Answer: The ring contains 60.3125 grams of gold. Explain
This is a question about **mixtures and density**. We need to figure out how much of the ring is gold and how much is silver, using their weights and volumes. The solving step is:

1. **Understand the Basics:** We know that `Mass = Density × Volume`. We have the total mass and total volume of the ring, and the densities of gold and silver.
2. **Imagine "All Silver" or "All Gold":** Let's imagine for a moment that the *entire* 5 cm³ ring was made only of silver.
* If it were all silver, its mass would be: 5 cm³ × 10.5 g/cm³ = 52.5 grams.
3. **Find the Mass Difference:** But the ring actually weighs 80 grams. The difference between the actual weight and our "all silver" weight is: 80 grams - 52.5 grams = 27.5 grams. This extra weight must come from the gold in the ring!

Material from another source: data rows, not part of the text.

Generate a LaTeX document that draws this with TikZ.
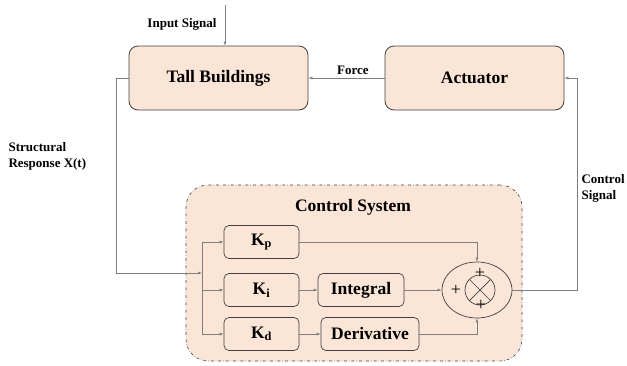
\documentclass[tikz,border=0pt]{standalone}
\usepackage{fontspec}
\setmainfont{Liberation Serif}
\usepackage{tikz}
\usetikzlibrary{shapes.geometric}
\usetikzlibrary{positioning}
\usetikzlibrary{calc}
\usetikzlibrary{arrows.meta}
\definecolor{peach}{HTML}{FBE5D6}
\definecolor{edge}{HTML}{404040}
\definecolor{wire}{HTML}{7F7F7F}
\tikzset{bigbox/.style={draw=edge,line width=0.8pt,fill=peach,rounded corners=9pt,minimum width=179pt,minimum height=64pt,font=\bfseries\fontsize{17.5}{19}\selectfont},
smallbox/.style={draw=edge,line width=0.7pt,rounded corners=5pt,minimum height=33pt,font=\bfseries\fontsize{17.5}{19}\selectfont},
lbl/.style={font=\bfseries\fontsize{13}{16}\selectfont,align=left},
wireline/.style={draw=wire,line width=0.6pt},
arr/.style={wireline,-{Latex[length=4pt,width=3pt]}}}

\begin{document}
\begin{tikzpicture}[x=1pt,y=-1pt]
\useasboundingbox (0,0) rectangle (627,365);

% plant and actuator
\node (tb) at (218.5,78) [bigbox] {Tall Buildings};
\node (act) at (474.5,78) [bigbox] {Actuator};

\coordinate (in) at (225,5);
\draw [arr] (in) -- (in |- tb.north);
\node (inlbl) at (182,24) [lbl] {Input Signal};

\draw [arr] (act.west) -- (tb.east);
\node (force) at (353,70) [lbl] {Force};

% controller
\node (cs) at (354,273) [draw=edge,dash dot,line width=0.6pt,fill=peach,rounded corners=22pt,minimum width=336pt,minimum height=176pt] {};
\node (cstitle) at (353,207) [font=\bfseries\fontsize{17.5}{19}\selectfont] {Control System};

\node (kp) at (261.5,242) [smallbox,minimum width=75pt] {K\textsubscript{p}};
\node (ki) at (261.5,290) [smallbox,minimum width=75pt] {K\textsubscript{i}};
\node (kd) at (261.5,334) [smallbox,minimum width=75pt] {K\textsubscript{d}};
\node (int) at (361,290) [smallbox,minimum width=86pt] {Integral};
\node (der) at (370,334) [smallbox,minimum width=98pt] {Derivative};

\node (sum) at (477,290) [draw=edge,line width=0.7pt,ellipse,minimum width=70pt,minimum height=56pt] {};
\node (x) at (480,290) [draw=edge,line width=0.7pt,circle,minimum size=30pt] {};
\draw [edge,line width=0.7pt] (x.north west) -- (x.south east);
\draw [edge,line width=0.7pt] (x.north east) -- (x.south west);
\node (p1) at (480,273) [font=\fontsize{18}{18}\selectfont] {+};
\node (p2) at (456,290) [font=\fontsize{18}{18}\selectfont] {+};
\node (p3) at (481,305) [font=\fontsize{18}{18}\selectfont] {+};

\coordinate (jn) at (202,273);
\draw [arr] (tb.west) -- (116,78) |- (jn);
\draw [arr] (jn) |- (kp.west);
\draw [arr] (jn) |- (kd.west);
\draw [arr] (jn |- ki.west) -- (ki.west);
\draw [arr] (ki.east) -- (int.west);
\draw [arr] (kd.east) -- (der.west);
\draw [arr] (int.east) -- (sum.west);
\draw [arr] (kp.east) -| (sum.north);
\draw [arr] (der.east) -| (sum.south);

% feedback to actuator
\coordinate (out) at (577,290);
\draw [arr] (sum.east) -- (out) |- (act.east);

\node (resp) at (5,156) [lbl,anchor=west] {Structural\\Response X(t)};
\node (ctl) at (578,188) [lbl,anchor=west] {Control\\Signal};
\end{tikzpicture}
\end{document}
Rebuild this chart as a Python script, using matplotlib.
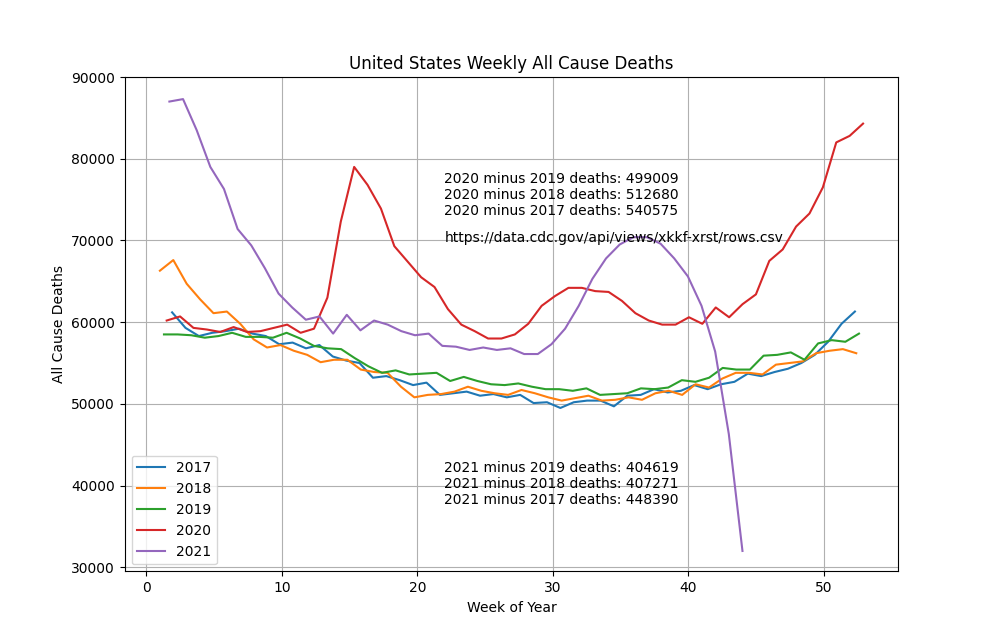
import numpy as np
import matplotlib
matplotlib.use("Agg")
import matplotlib.pyplot as plt

d2017 = [61200, 59300, 58300, 58700, 58900, 59200, 58600, 58300, 57300, 57500, 56800, 57200, 55800,
         55300, 55000, 53200, 53400, 52900, 52300, 52600, 51100, 51300, 51500, 51000, 51200, 50800,
         51100, 50100, 50200, 49500, 50200, 50400, 50400, 49700, 51000, 51100, 51800, 51400, 51600,
         52300, 51800, 52400, 52700, 53700, 53400, 53900, 54300, 55000, 56000, 57600, 59800, 61300]
d2018 = [66300, 67600, 64700, 62800, 61100, 61300, 59800, 57900, 56900, 57200, 56500, 56000, 55100,
         55400, 55400, 54200, 53900, 53800, 52100, 50800, 51100, 51200, 51500, 52100, 51600, 51300,
         51100, 51700, 51300, 50800, 50400, 50700, 51000, 50400, 50500, 50800, 50500, 51300, 51600,
         51100, 52400, 52000, 53100, 53800, 53800, 53600, 54800, 55000, 55200, 56200, 56500, 56700, 56200]
d2019 = [58500, 58500, 58400, 58100, 58300, 58700, 58200, 58200, 58100, 58700, 58000, 57100, 56800,
         56700, 55600, 54600, 53800, 54100, 53600, 53700, 53800, 52800, 53300, 52800, 52400, 52300,
         52500, 52100, 51800, 51800, 51600, 51900, 51100, 51200, 51300, 51900, 51800, 52000, 52900,
         52700, 53200, 54400, 54200, 54200, 55900, 56000, 56300, 55400, 57400, 57800, 57600, 58600]
d2020 = [60200, 60700, 59300, 59100, 58800, 59400, 58800, 58900, 59300, 59700, 58700, 59200, 63000,
         72300, 79000, 76800, 73900, 69300, 67400, 65500, 64300, 61600, 59700, 58900, 58000, 58000,
         58500, 59800, 62000, 63200, 64200, 64200, 63800, 63700, 62600, 61100, 60200, 59700, 59700,
         60600, 59800, 61800, 60600, 62200, 63400, 67500, 68900, 71700, 73300, 76500, 82000, 82800, 84300]
d2021 = [87000, 87300, 83500, 79000, 76300, 71400, 69400, 66600, 63500, 61800, 60300, 60700, 58600,
         60900, 59000, 60200, 59700, 58900, 58400, 58600, 57100, 57000, 56600, 56900, 56600, 56800,
         56100, 56100, 57300, 59200, 62000, 65300, 67800, 69500, 70400, 70400, 69600, 67800, 65600,
         62000, 56400, 46300, 32000]

series = [("2017", d2017, 1.9, 52.3), ("2018", d2018, 1.0, 52.4), ("2019", d2019, 1.3, 52.6),
          ("2020", d2020, 1.5, 52.9), ("2021", d2021, 1.7, 44.0)]

top_lines = ["2020 minus 2019 deaths: 499009",
             "2020 minus 2018 deaths: 512680",
             "2020 minus 2017 deaths: 540575"]
bottom_lines = ["2021 minus 2019 deaths: 404619",
                "2021 minus 2018 deaths: 407271",
                "2021 minus 2017 deaths: 448390"]

fig, ax = plt.subplots(figsize=(9.98, 6.42), dpi=100)
for name, vals, x0, x1 in series:
    ax.plot(np.linspace(x0, x1, len(vals)), vals, label=name)

ax.text(22, 78400, "\n".join(top_lines), va="top")
ax.text(22, 70300, "https://data.cdc.gov/api/views/xkkf-xrst/rows.csv", va="center")
ax.text(22, 43000, "\n".join(bottom_lines), va="top")

ax.set_title("United States Weekly All Cause Deaths")
ax.set_xlabel("Week of Year")
ax.set_ylabel("All Cause Deaths")
ax.set_ylim(29500, 90000)
ax.grid(True)
ax.legend(loc="lower left")
fig.savefig("out.png")
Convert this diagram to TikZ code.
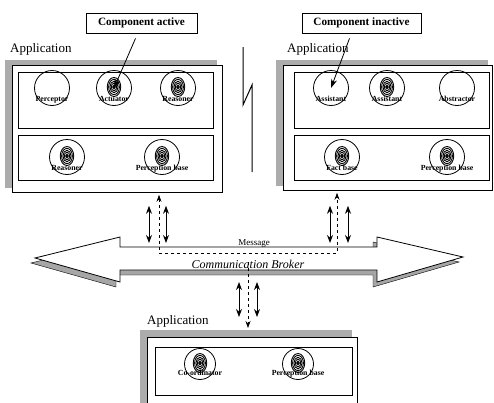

4. **Find the "Heavier" Difference per cm³:** Gold is heavier than silver. For every 1 cm³ of gold that replaces 1 cm³ of silver, the mass increases by: 19.3 g/cm³ (gold) - 10.5 g/cm³ (silver) = 8.8 grams/cm³.
5. **Calculate the Volume of Gold:** Since every cubic centimeter of gold adds 8.8 grams to the ring compared to silver, we can find out how many cubic centimeters of gold are needed to make up that extra 27.5 grams: 27.5 grams / 8.8 grams/cm³ = 3.125 cm³. So, there are 3.125 cm³ of gold in the ring.
6. **Calculate the Mass of Gold:** Now that we know the volume of gold, we can find its mass using gold's density: 3.125 cm³ × 19.3 g/cm³ = 60.3125 grams.

So, the ring contains 60.3125 grams of gold!